↓↓↓

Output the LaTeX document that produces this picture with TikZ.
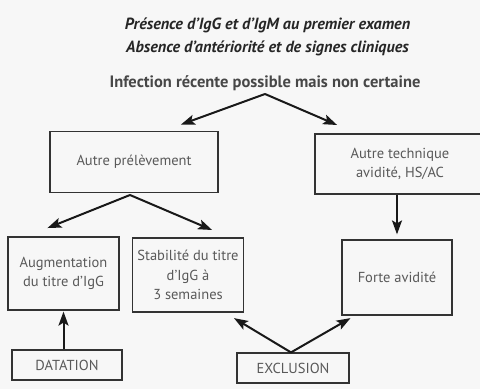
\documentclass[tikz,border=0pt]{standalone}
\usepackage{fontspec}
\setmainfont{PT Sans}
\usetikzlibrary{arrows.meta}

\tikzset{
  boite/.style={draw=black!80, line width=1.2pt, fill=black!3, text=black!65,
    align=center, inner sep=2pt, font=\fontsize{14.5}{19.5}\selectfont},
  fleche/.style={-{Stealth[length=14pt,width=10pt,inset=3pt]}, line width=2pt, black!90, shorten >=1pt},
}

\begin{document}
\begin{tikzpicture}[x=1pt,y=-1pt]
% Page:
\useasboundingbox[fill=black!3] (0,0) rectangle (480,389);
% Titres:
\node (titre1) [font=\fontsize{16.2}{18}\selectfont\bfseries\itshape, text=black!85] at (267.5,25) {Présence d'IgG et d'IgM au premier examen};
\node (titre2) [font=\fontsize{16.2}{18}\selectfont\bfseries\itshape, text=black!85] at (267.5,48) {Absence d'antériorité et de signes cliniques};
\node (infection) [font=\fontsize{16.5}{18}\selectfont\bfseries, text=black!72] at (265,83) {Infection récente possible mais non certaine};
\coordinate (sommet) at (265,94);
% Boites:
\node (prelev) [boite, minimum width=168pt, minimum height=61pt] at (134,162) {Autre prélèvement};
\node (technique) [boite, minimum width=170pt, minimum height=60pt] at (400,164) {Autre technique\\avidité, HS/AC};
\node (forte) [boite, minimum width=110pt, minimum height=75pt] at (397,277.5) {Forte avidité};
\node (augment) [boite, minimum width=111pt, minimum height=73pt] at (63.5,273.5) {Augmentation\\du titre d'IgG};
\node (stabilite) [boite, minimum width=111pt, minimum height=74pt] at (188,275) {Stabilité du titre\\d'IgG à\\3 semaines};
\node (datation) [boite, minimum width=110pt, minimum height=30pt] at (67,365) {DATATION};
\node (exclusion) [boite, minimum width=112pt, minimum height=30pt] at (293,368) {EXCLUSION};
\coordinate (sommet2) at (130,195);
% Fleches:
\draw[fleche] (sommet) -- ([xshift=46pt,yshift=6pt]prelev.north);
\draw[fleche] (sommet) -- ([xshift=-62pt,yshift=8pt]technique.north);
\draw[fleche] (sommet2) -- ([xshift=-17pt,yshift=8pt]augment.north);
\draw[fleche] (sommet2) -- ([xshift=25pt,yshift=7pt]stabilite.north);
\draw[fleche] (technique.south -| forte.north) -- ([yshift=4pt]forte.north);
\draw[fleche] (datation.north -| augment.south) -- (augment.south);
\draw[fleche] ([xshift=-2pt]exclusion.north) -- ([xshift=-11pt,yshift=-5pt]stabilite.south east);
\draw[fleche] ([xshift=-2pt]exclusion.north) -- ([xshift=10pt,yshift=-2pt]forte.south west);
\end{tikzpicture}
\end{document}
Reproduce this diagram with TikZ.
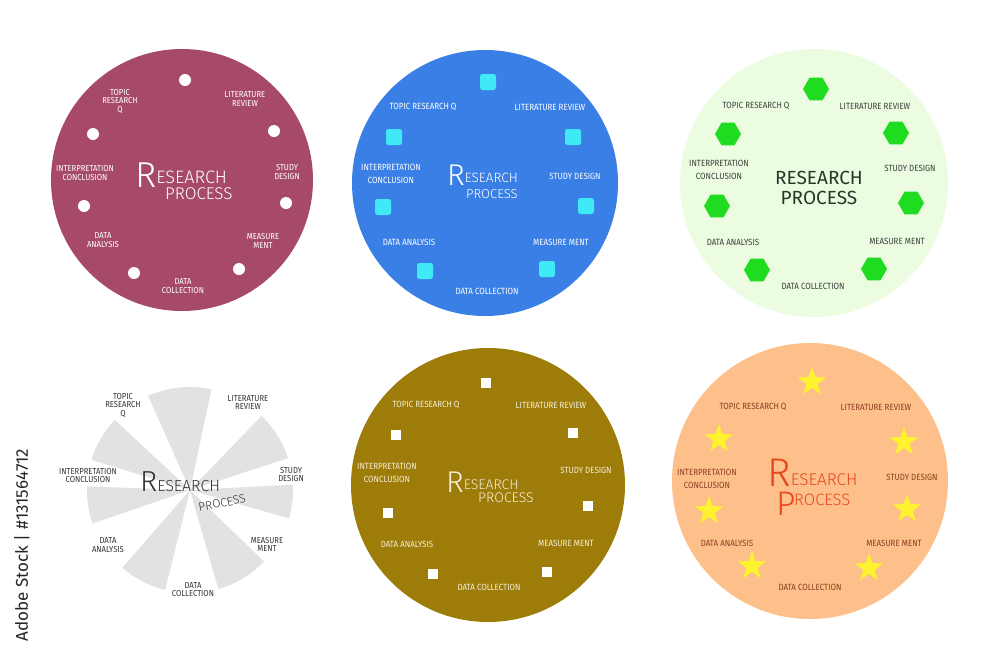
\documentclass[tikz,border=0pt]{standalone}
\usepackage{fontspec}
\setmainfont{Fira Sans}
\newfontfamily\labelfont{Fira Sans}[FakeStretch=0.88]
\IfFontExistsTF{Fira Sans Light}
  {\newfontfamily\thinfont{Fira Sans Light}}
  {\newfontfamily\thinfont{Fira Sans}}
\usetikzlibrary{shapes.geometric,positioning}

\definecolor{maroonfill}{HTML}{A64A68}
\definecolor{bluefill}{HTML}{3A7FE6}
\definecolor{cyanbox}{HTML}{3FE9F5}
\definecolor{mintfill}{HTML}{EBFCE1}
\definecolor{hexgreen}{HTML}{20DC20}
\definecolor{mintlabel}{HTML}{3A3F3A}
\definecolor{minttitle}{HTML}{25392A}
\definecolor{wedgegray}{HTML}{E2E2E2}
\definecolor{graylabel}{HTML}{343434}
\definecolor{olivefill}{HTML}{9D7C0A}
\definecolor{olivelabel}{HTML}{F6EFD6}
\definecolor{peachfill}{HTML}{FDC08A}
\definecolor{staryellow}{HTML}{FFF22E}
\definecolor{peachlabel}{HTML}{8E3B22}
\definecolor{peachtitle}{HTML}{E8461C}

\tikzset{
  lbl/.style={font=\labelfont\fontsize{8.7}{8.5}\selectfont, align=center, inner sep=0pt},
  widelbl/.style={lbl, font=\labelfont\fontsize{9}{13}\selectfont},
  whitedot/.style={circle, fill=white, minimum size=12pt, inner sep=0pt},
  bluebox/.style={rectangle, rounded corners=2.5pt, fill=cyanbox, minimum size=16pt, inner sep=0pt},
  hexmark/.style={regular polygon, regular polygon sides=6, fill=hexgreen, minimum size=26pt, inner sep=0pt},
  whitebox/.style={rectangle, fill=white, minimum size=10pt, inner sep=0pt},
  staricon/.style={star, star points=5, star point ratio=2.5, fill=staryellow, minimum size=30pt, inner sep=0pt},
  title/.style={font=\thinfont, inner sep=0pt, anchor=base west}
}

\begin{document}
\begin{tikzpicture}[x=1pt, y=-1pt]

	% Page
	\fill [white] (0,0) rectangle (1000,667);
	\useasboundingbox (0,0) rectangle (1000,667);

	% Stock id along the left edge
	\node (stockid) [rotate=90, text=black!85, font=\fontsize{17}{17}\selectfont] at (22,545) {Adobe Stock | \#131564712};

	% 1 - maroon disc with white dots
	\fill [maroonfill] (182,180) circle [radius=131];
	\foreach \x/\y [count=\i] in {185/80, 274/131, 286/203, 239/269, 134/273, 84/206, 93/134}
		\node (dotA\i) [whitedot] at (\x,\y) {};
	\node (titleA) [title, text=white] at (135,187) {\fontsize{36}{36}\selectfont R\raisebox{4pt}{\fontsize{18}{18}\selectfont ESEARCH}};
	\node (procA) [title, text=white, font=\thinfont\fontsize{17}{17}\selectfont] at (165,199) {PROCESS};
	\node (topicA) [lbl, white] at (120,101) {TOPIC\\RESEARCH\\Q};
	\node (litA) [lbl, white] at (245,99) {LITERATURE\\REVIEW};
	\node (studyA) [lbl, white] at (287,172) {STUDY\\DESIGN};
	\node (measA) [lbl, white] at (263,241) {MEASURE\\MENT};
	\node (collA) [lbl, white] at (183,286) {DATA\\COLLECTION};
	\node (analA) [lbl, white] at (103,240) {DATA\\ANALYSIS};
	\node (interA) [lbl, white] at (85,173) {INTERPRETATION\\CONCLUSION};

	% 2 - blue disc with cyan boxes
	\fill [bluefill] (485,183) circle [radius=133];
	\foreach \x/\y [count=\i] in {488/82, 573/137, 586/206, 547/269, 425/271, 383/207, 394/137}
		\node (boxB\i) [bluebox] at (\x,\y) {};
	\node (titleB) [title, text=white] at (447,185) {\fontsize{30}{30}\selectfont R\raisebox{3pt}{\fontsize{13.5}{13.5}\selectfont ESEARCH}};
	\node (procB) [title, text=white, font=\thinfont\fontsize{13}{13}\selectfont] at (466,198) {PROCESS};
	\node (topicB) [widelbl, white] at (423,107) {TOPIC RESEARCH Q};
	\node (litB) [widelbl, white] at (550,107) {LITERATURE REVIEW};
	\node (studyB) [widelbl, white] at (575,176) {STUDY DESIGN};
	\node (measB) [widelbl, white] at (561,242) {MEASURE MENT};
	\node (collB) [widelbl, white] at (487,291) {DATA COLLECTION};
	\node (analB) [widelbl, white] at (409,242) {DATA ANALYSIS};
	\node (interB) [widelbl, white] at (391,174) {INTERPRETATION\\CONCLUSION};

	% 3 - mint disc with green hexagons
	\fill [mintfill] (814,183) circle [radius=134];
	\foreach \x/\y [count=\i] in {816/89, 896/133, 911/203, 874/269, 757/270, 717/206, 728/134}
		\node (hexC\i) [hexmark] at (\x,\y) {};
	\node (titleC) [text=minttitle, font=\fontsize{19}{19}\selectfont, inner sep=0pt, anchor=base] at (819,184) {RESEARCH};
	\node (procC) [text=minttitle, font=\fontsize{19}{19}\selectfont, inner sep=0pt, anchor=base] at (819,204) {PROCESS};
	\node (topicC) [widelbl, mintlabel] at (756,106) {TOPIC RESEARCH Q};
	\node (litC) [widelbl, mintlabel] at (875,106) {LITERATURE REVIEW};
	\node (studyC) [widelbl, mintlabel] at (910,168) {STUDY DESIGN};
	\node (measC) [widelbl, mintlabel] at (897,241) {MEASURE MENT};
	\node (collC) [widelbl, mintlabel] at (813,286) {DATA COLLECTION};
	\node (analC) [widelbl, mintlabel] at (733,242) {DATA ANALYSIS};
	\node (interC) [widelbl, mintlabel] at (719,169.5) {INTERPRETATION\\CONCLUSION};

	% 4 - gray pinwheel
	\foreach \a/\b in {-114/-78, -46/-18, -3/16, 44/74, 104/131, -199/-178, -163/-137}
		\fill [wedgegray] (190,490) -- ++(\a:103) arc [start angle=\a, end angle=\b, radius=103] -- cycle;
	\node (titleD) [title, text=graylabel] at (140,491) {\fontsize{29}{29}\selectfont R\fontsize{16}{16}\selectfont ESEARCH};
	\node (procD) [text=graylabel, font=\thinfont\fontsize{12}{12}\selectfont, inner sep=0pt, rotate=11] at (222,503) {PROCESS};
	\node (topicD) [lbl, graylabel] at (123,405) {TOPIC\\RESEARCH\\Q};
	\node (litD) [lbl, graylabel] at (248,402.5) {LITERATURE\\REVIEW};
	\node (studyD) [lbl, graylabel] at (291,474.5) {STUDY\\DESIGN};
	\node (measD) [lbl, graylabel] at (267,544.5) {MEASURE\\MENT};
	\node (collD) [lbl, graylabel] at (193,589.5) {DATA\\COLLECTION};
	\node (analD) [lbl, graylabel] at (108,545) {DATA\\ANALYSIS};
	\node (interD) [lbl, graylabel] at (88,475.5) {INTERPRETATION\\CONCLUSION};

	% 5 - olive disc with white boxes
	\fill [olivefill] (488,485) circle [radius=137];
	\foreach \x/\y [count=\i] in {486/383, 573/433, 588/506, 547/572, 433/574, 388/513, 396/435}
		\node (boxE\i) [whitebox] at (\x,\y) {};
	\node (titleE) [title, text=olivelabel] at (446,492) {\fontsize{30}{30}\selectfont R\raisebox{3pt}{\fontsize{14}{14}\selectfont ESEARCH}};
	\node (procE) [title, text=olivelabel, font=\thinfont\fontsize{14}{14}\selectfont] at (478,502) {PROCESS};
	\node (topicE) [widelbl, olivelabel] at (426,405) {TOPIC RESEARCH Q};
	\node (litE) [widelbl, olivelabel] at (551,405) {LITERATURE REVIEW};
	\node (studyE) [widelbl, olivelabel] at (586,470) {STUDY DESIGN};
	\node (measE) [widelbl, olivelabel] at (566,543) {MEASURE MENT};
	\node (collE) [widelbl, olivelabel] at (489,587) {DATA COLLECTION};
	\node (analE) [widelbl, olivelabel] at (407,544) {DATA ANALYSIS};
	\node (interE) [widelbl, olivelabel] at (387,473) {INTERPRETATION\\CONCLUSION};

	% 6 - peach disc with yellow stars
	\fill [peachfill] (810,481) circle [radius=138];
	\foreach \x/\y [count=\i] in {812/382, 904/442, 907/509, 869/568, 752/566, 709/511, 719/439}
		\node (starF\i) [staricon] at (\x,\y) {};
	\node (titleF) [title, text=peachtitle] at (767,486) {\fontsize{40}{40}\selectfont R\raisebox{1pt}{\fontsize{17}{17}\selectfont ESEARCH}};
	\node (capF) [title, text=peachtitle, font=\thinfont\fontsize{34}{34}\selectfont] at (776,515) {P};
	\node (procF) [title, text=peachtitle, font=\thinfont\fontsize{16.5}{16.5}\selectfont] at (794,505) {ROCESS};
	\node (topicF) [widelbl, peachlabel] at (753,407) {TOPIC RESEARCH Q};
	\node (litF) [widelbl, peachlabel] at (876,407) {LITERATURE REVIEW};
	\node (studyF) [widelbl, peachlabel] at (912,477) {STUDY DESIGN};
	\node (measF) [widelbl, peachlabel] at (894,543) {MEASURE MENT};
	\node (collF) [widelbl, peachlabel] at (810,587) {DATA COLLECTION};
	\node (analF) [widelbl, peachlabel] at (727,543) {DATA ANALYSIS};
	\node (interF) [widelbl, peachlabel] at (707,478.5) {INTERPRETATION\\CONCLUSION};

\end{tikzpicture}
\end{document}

↑↑↑

Requirement: Count the lines in the material above where the string "with" appears, then state only that count.

Answer to this task: 7